Much depends on how you use the Internet. For downloading files from a particular company, the restriction is usually dependant on that company's servers and Internet connection. For Peer-to-Peer file sharing, things are very different - many connections are used between many different file sharers, who could be all over the Internet. The total bandwidth when P2P file sharing is used will typically fill a broadband link.
Tim Hortons Man
Apr 1 2006, 8:46 am
What I find interesting is that I can get high speed internet plus 3 phone numbers - ISDN, off 2 40 year old copper wires. When they hooked up my DSL they didn't rewire anything, just 2 old wires coming out of the wall.
Along the same lines can you buy dual layer blank DVDs? I found out when I started copying DVDs that you need to shrink them to fit a on DVD. If they put movies on dual layers why can't you buy them.
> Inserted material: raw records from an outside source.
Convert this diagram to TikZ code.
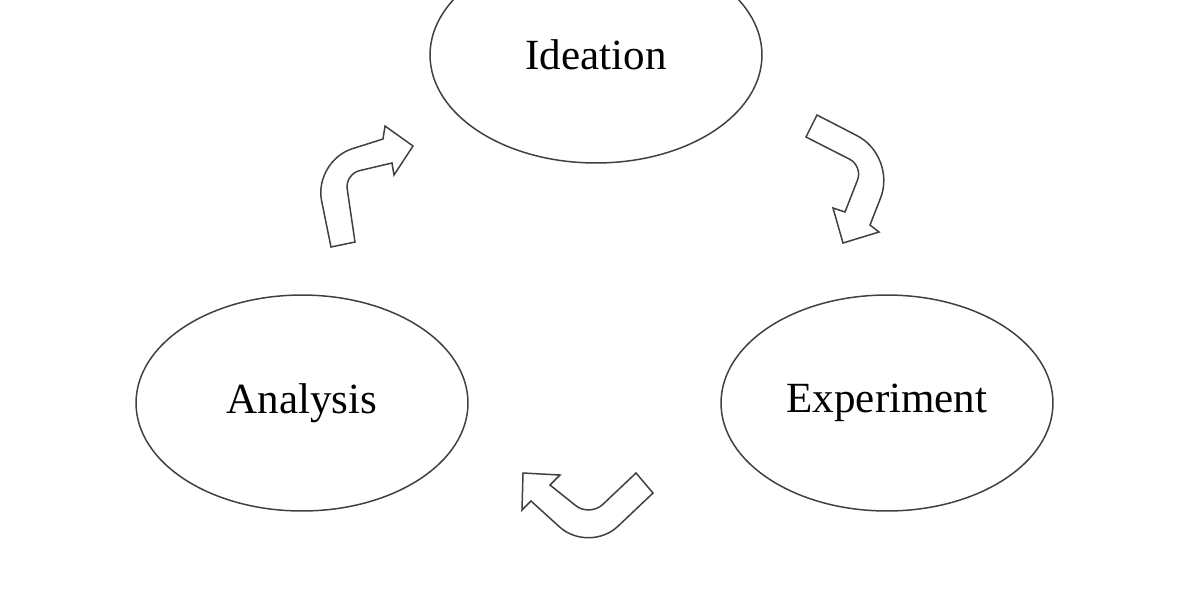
\documentclass[tikz,border=0pt]{standalone}
\usepackage{fontspec}
\setmainfont{Liberation Serif}
\usetikzlibrary{shapes.geometric}

\begin{document}
\begin{tikzpicture}[x=0.02cm, y=-0.02cm,
                    stage/.style={ellipse, draw=black!75, line width=0.85pt,
                                  minimum width=6.64cm, minimum height=4.32cm,
                                  inner sep=0pt, font=\fontsize{24.5}{28}\selectfont},
                    bent/.style={draw=black!75, fill=white, line width=0.85pt,
                                 line join=miter}]
\useasboundingbox (0,0) rectangle (1200,600);

\node[stage] (ideation)   at (596,55)  {Ideation};
\node[stage] (analysis)   at (302,403) {Analysis};
\node[stage] (experiment) at (887,403) {Experiment};

% analysis -> ideation
\draw[bent] (331,247) -- (321.5,200.3) .. controls (317.4,178.7) and (331.2,155.5) .. (352.1,148.8)
    -- (383,139) -- (385,126) -- (413,146) -- (394,175) -- (392,163)
    -- (359.6,170.6) .. controls (351.6,172.5) and (346,180.7) .. (347.2,188.9)
    -- (355,242) -- cycle;
% ideation -> experiment
\draw[bent] (817,115) -- (856.9,135.6) .. controls (879,146.8) and (889.6,174.9) .. (880.6,197.9)
    -- (870,225) -- (879,232) -- (843,243) -- (833,208) -- (845,212)
    -- (857.5,180) .. controls (860.5,172.3) and (857,163) .. (849.6,159.2)
    -- (806,137) -- cycle;
% experiment -> analysis
\draw[bent] (653,493) -- (618,526.2) .. controls (602.1,541.3) and (575.7,541.6) .. (559.4,526.8)
    -- (531,501) -- (522,510) -- (523,473) -- (560,475) -- (550,485)
    -- (575.7,505.6) .. controls (583.5,511.8) and (595.6,511.2) .. (602.8,504.4)
    -- (636,473) -- cycle;
\end{tikzpicture}
\end{document}
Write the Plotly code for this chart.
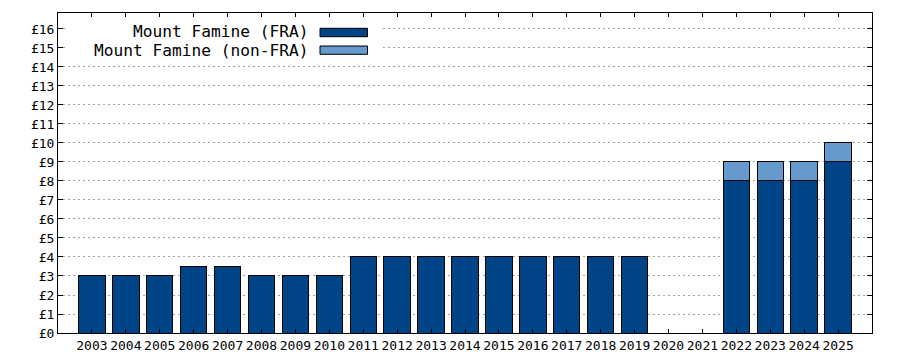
import plotly.graph_objects as go

years = list(range(2003, 2026))
fra = [3, 3, 3, 3.5, 3.5, 3, 3, 3, 4, 4, 4, 4, 4, 4, 4, 4, 4, None, None, 8, 8, 8, 9]
non_fra = [None] * 19 + [1, 1, 1, 1]
series_names = ["Mount Famine (FRA)", "Mount Famine (non-FRA)"]
colors = ["#004488", "#6699cc"]
y_ticks = list(range(0, 17))

OFF = 8  # default page body margin
W, H = 900 - OFF, 360 - OFF
L, R, T, B = 58, 872, 13, 333  # target plot edges in window pixels
def px(x): return (x - L) / (R - L)
def py(y): return (B - y) / (B - T)

fig = go.Figure()
for name, vals, c in zip(series_names, [fra, non_fra], colors):
    fig.add_trace(go.Bar(x=years, y=vals, name=name, width=0.78,
                         marker=dict(color=c, line=dict(color="black", width=1)),
                         showlegend=False))

font = "DejaVu Sans Mono"
fig.update_layout(
    barmode="stack", width=W, height=H,
    margin=dict(l=L - OFF, r=900 - R, t=T - OFF, b=360 - B),
    plot_bgcolor="white", paper_bgcolor="white",
    font=dict(family=font, size=13, color="black"),
)
fig.update_xaxes(range=[2002, 2026], tickvals=years, ticktext=[str(y) for y in years],
                 ticks="inside", ticklen=4, tickcolor="black", showline=True,
                 linecolor="black", linewidth=1, mirror="ticks", showgrid=False,
                 zeroline=False, automargin=False, tickfont=dict(family=font, size=13))
fig.update_yaxes(range=[0, 16.84], tickvals=y_ticks, ticktext=["£%d" % v for v in y_ticks],
                 ticks="inside", ticklen=5, tickcolor="black", showline=True,
                 linecolor="black", linewidth=1, mirror="ticks", showgrid=True,
                 gridcolor="#a0a0a0", griddash="2px,3px", gridwidth=1, zeroline=False,
                 automargin=False, tickfont=dict(family=font, size=13))

# legend box (gnuplot style: text then swatch)
fig.add_shape(type="rect", xref="paper", yref="paper", x0=px(68), x1=px(381),
              y0=py(57), y1=py(20), fillcolor="white", line=dict(width=0), layer="above")
rows = [(31.0, 28.3, 36.7), (50.4, 46, 54.3)]
for (cy, y0, y1), name, c in zip(rows, series_names, colors):
    fig.add_annotation(xref="paper", yref="paper", x=px(309), y=py(cy), text=name,
                       showarrow=False, xanchor="right", yanchor="middle",
                       borderpad=0,
                       font=dict(family=font, size=16.2, color="black"))
    fig.add_shape(type="rect", xref="paper", yref="paper", x0=px(320), x1=px(367.5),
                  y0=py(y1), y1=py(y0), fillcolor=c, line=dict(color="black", width=1),
                  layer="above")

fig.write_html("out.html")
I must say the software does a fab job of shrinking them, no lost of quality at all!
Owain Glyndwr
Apr 3 2006, 8:21 am
Deutsche Telekom will, supposedly, be starting VDSL this summer with connection speeds of 50 Mbit/s (I have also heard that customers of CityNetCologne will be able to get 100 Mbit/s!).
This uses a new technology that can send data down fibre optic cables (which most households already have connected) instead of copper wires. Using Fibre optic cables means that the traditional problem of distance from the exhange is eliminated, so that more rural communities will also be able to have high-speed internet.